Holding — Per Curiam
- The Supreme Court of Ohio held that the appellants' wages were indeed considered "income" for tax purposes, and the Tax Commissioner had the authority to collect taxes and impose penalties.
Rule
- Wages are considered "income" for tax purposes, and state tax authorities have the power to assess and collect taxes accordingly.
Reasoning
- The court reasoned that the appellants' argument, asserting that wages were not income, had been consistently rejected by numerous courts.
- The court clarified that while Ohio law did not explicitly state that wages are income, it defined "adjusted gross income" in a manner that effectively included wages.
- This definition relied on the Internal Revenue Code, which categorizes wages as income.
- The court also addressed the appellants' claim that the incorporation of federal definitions violated the Ohio Constitution, concluding that the General Assembly could indeed reference federal statutes.
- Furthermore, the court found the challenged statutory language was not unconstitutionally vague, as it provided clear meanings linked to federal tax definitions.
- The Tax Commissioner acted within his authority in assessing the appellants' taxes based on information from their employers and the IRS.
- Lastly, the court upheld the imposition of penalties, including the frivolous-filing fee against Buckley, as her arguments lacked merit.
Deep Dive: How the Court Reached Its Decision
Wages as Income
The court began its reasoning by addressing the appellants' fundamental argument that wages should not be classified as "income" for tax purposes. The court pointed out that this argument had been consistently rejected by numerous courts in the past, citing case law that clearly established wages as a form of income. Although Ohio law did not explicitly define wages as income, the court noted that it effectively did so through its definition of "adjusted gross income," which was linked to the federal tax code. This definition included wages as part of the income subject to taxation, thereby supporting the Tax Commissioner’s assessment of taxes owed by the appellants. The court emphasized that the federal Internal Revenue Code defines "gross income" broadly, specifically including compensation for services, which encompasses wages, salaries, and similar compensations. Thus, the court concluded that the appellants' earnings were indeed considered income under both state and federal law.

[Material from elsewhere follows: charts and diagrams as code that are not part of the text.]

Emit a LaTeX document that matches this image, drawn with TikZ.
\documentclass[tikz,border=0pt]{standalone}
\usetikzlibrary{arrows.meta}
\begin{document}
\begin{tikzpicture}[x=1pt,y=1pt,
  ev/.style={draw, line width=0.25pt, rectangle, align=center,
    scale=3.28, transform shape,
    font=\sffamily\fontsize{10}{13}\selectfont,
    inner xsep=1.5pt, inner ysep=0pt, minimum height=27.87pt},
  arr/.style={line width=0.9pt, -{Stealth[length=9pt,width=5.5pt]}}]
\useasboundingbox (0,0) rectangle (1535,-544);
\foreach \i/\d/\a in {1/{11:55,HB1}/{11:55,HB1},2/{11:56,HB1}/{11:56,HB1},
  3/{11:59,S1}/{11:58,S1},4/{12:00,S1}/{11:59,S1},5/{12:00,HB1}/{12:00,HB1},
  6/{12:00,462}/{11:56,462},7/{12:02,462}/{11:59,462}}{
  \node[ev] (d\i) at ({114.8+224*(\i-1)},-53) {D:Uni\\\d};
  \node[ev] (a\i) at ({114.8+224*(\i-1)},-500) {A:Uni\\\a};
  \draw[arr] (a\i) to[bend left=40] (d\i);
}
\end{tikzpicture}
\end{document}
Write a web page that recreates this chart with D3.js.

Authority of the Tax Commissioner
In its analysis, the court also examined the authority of the Tax Commissioner to assess taxes and impose penalties on the appellants. It referred to Ohio Revised Code (R.C.) 5747.13(A), which grants the Tax Commissioner the power to make assessments against individuals who fail to file accurate tax returns or pay the correct amount of taxes owed. The court noted that the Tax Commissioner relied on information gathered from the appellants' employers and the Internal Revenue Service (IRS) to determine the amount of taxes owed. By doing so, the Tax Commissioner acted within the bounds of his statutory authority, as he was permitted to use any information in his possession to make such assessments. The court affirmed that the Tax Commissioner’s actions were legally justified and consistent with the powers vested in him by state law.
Incorporation of Federal Definitions
The appellants further contended that the incorporation of federal definitions into Ohio tax law violated the Ohio Constitution. The court addressed this claim by stating that the General Assembly had the authority to reference and incorporate federal statutory provisions into state legislation, as established in prior case law. It clarified that the constitutional provision cited by the appellants did not prohibit the General Assembly from utilizing definitions or language found in federal statutes. Instead, the court explained that such incorporation was a common legislative practice that facilitated coherence between state and federal tax laws. Thus, the court rejected the appellants' argument, affirming that the statutory framework was constitutionally sound and reinforced the legitimacy of the Tax Commissioner's actions.
Vagueness Doctrine
The court then analyzed the appellants' claim that the language used in R.C. 5747.01 was unconstitutionally vague. It emphasized the importance of the void-for-vagueness doctrine, which requires that laws provide clear standards so individuals can understand what is required of them. The court determined that the language in question, which linked state tax definitions to federal definitions, was not vague but rather provided clarity and consistency. By utilizing a framework that referenced established federal definitions, the statute eliminated potential confusion for taxpayers and tax officials alike. The court concluded that the challenged language was sufficiently clear and did not create ambiguity that would hinder compliance or enforcement. Therefore, the court found that the appellants' vagueness challenge lacked merit.
Imposition of Penalties
Lastly, the court considered the imposition of penalties against the appellants, particularly the $500 frivolous-filing penalty levied against Buckley. The court reiterated that the responsibility lay with the taxpayer to demonstrate that the Tax Commissioner abused his discretion in imposing such penalties. Since Buckley had argued that her wages were not income—a position deemed frivolous—the court held that the Tax Commissioner acted within his discretion in applying the penalty. The court noted that the standard for overturning such discretionary decisions was high, requiring clear evidence of unreasonableness or arbitrariness. In this instance, the court found no abuse of discretion and upheld the penalties, confirming that the Tax Commissioner had acted appropriately in enforcing tax compliance.